## Start Dataset content
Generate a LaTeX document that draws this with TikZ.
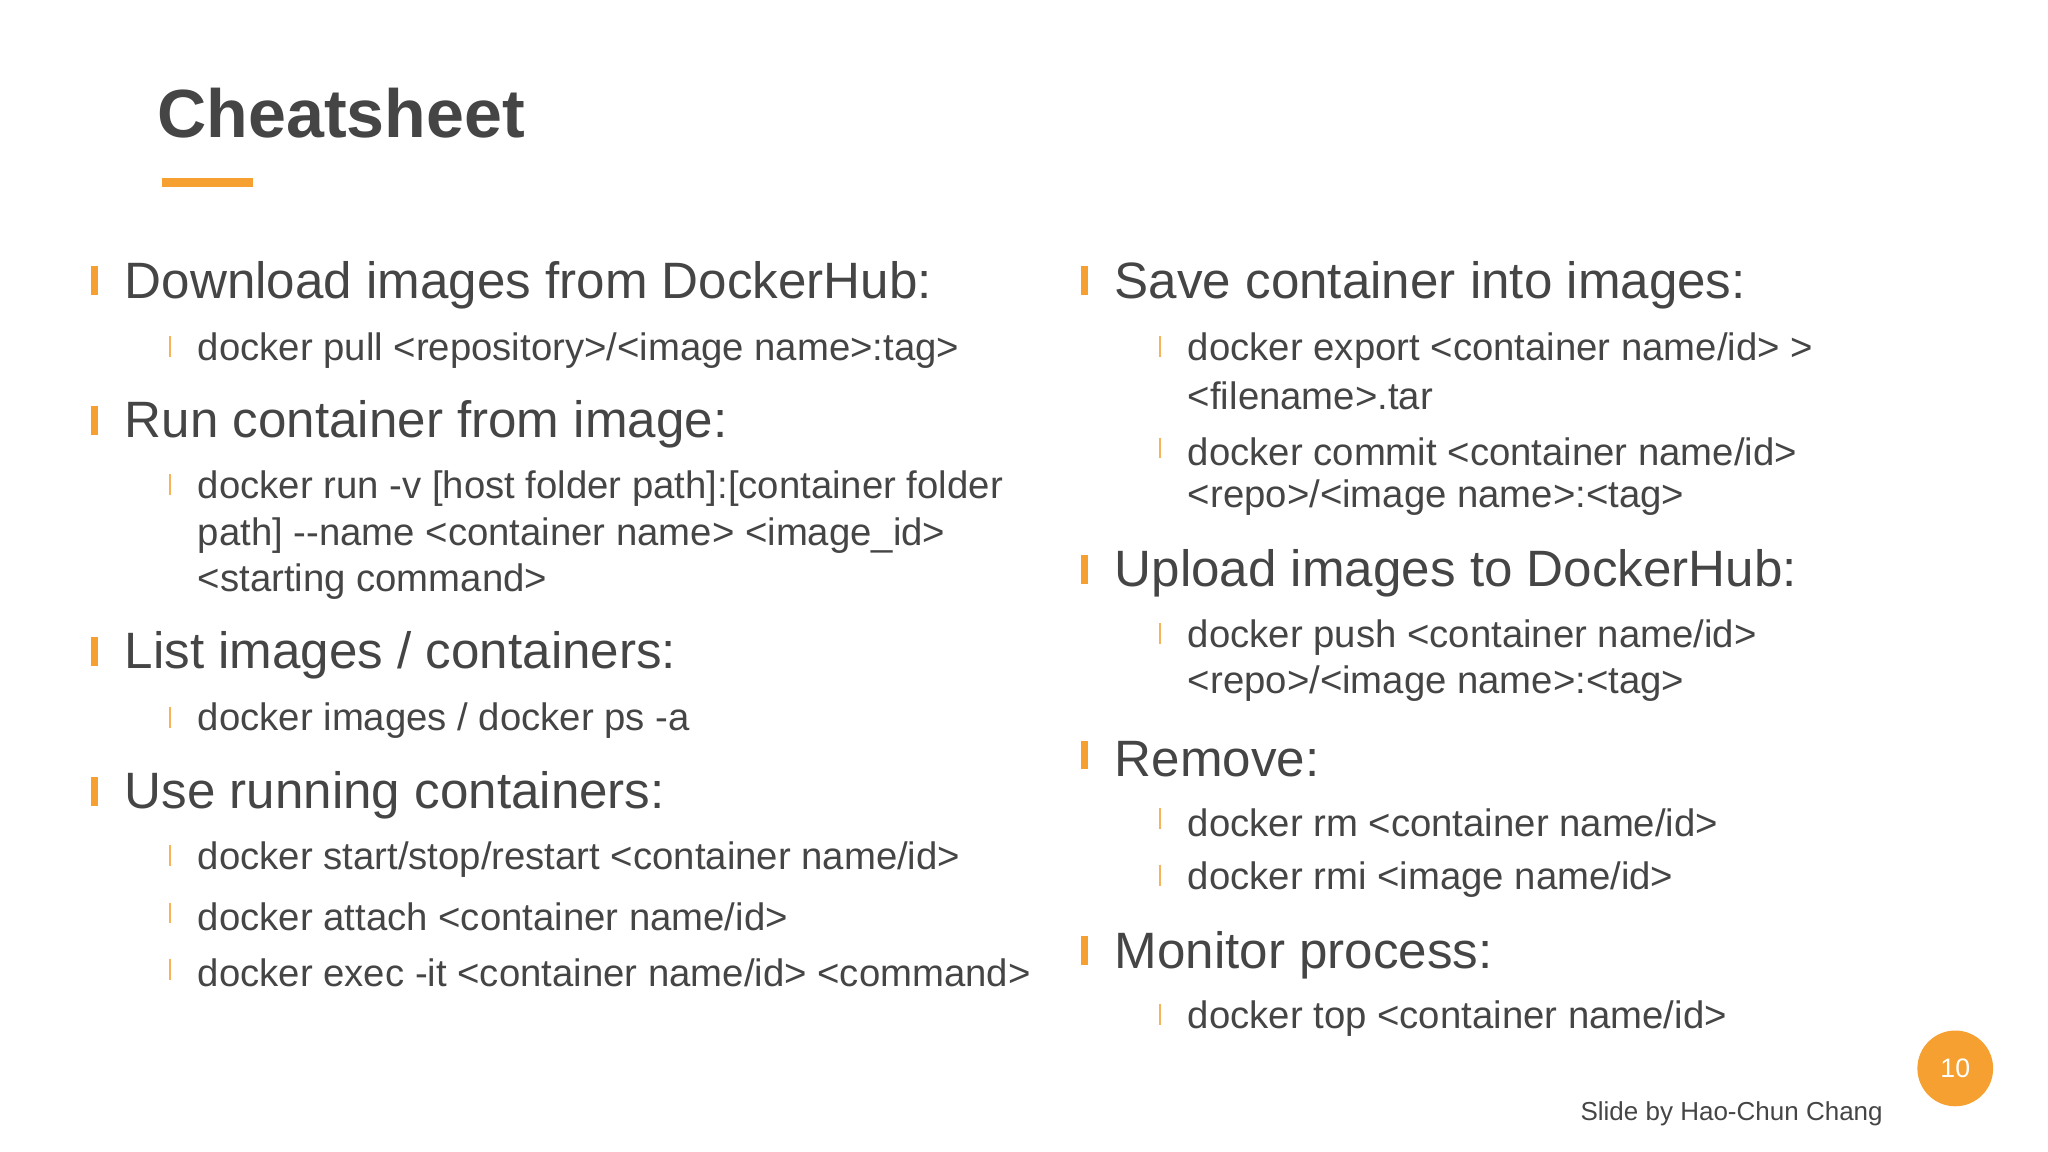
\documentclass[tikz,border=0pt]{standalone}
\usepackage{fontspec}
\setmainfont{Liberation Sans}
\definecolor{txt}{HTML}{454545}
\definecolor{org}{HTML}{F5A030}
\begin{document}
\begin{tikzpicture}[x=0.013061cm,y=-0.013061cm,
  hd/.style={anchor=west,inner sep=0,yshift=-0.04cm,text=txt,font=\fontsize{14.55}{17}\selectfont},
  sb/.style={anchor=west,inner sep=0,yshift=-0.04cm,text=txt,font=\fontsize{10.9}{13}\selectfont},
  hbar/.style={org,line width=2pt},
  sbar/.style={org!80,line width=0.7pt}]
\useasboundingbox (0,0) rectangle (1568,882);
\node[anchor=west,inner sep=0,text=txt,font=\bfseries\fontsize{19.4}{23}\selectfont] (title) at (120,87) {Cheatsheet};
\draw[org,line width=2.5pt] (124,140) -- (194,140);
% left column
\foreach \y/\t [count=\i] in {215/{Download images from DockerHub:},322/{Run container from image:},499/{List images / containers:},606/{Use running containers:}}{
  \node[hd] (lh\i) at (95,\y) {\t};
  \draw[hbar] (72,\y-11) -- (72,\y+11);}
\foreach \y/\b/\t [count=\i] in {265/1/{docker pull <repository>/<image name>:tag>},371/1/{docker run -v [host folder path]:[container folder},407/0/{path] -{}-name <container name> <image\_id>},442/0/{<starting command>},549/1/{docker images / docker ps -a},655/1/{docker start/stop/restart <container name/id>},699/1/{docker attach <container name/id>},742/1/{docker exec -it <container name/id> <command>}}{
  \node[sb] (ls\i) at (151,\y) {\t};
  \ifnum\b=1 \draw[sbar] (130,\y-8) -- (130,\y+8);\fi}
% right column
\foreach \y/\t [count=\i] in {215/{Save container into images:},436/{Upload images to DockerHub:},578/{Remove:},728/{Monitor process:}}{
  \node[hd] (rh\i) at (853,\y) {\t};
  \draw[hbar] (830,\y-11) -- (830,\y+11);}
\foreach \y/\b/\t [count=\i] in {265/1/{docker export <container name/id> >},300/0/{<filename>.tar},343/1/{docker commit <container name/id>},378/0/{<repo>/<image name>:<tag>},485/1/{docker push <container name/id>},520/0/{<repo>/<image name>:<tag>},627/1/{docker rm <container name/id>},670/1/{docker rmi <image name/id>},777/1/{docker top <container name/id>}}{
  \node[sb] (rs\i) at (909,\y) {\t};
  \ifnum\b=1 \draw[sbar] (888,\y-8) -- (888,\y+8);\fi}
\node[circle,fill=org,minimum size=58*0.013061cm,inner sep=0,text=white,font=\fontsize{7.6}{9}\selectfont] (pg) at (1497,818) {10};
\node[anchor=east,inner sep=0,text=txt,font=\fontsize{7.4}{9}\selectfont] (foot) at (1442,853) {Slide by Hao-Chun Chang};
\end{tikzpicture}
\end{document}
## End Dataset content
## Start Dataset content
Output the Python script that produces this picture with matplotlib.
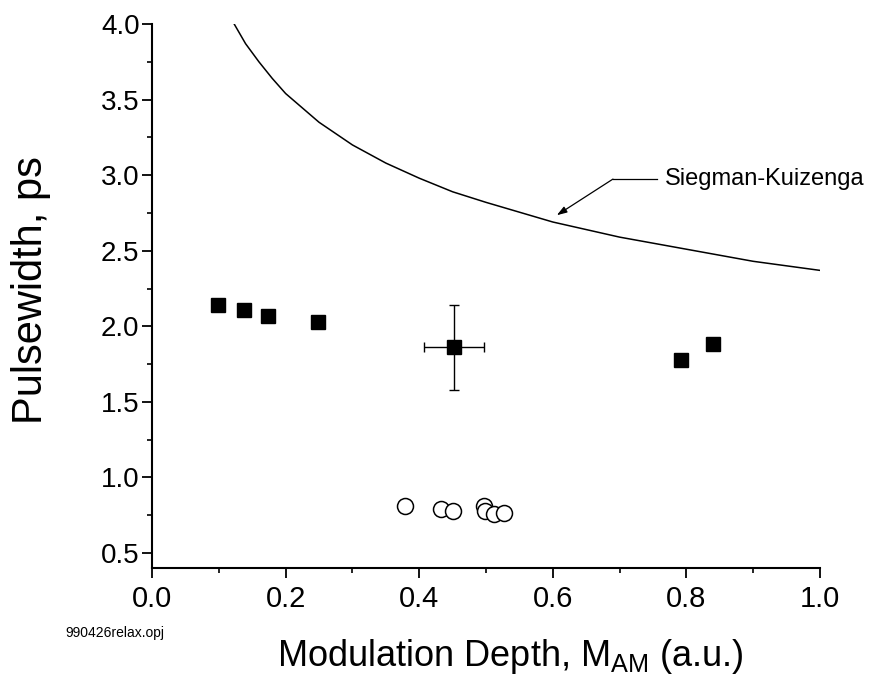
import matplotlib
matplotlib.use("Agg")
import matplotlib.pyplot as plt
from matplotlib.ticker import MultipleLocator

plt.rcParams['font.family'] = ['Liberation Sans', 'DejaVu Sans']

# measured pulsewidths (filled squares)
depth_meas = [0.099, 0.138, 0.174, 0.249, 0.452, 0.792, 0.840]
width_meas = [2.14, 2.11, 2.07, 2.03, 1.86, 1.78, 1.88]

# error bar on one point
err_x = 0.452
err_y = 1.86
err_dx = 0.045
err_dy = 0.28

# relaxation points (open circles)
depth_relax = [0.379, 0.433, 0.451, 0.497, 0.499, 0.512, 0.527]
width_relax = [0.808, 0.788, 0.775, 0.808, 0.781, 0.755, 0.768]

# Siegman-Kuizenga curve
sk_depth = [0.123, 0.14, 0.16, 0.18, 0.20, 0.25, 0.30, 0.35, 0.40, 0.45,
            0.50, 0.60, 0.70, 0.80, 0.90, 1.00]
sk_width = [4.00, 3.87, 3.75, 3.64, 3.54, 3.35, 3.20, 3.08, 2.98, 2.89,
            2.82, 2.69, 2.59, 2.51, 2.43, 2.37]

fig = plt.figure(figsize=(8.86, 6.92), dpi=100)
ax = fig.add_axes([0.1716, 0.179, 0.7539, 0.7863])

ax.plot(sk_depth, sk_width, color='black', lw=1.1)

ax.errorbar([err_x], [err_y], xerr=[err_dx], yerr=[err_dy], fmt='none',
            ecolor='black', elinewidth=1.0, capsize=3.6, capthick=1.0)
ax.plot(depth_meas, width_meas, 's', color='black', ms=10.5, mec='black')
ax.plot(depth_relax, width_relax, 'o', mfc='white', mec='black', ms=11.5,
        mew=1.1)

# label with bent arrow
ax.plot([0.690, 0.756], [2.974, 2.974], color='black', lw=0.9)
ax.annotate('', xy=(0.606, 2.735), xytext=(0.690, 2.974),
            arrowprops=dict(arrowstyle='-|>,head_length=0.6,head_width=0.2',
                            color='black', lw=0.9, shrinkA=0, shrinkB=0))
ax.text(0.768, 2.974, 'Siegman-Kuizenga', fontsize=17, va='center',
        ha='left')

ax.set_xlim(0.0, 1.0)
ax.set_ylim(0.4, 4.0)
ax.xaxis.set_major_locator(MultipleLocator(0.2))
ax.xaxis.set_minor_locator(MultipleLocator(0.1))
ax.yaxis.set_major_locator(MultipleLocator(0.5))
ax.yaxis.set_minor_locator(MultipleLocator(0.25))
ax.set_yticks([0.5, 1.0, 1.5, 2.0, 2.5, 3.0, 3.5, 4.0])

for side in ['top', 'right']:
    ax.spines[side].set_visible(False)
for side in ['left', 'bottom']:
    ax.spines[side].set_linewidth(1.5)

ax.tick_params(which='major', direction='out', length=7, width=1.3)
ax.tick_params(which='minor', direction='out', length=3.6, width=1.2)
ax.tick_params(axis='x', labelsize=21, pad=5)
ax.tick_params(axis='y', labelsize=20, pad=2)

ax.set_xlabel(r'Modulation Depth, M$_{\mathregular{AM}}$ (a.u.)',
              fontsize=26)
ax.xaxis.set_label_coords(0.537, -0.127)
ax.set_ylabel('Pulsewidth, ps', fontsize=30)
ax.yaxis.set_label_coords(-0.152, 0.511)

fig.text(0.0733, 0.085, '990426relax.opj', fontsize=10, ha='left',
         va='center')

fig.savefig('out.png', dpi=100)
## End Dataset content
_What to work on_
From the data above, copy each line that holds "matplotlib".

_Solution_
Output the Python script that produces this picture with matplotlib.
import matplotlib
matplotlib.use("Agg")
import matplotlib.pyplot as plt
from matplotlib.ticker import MultipleLocator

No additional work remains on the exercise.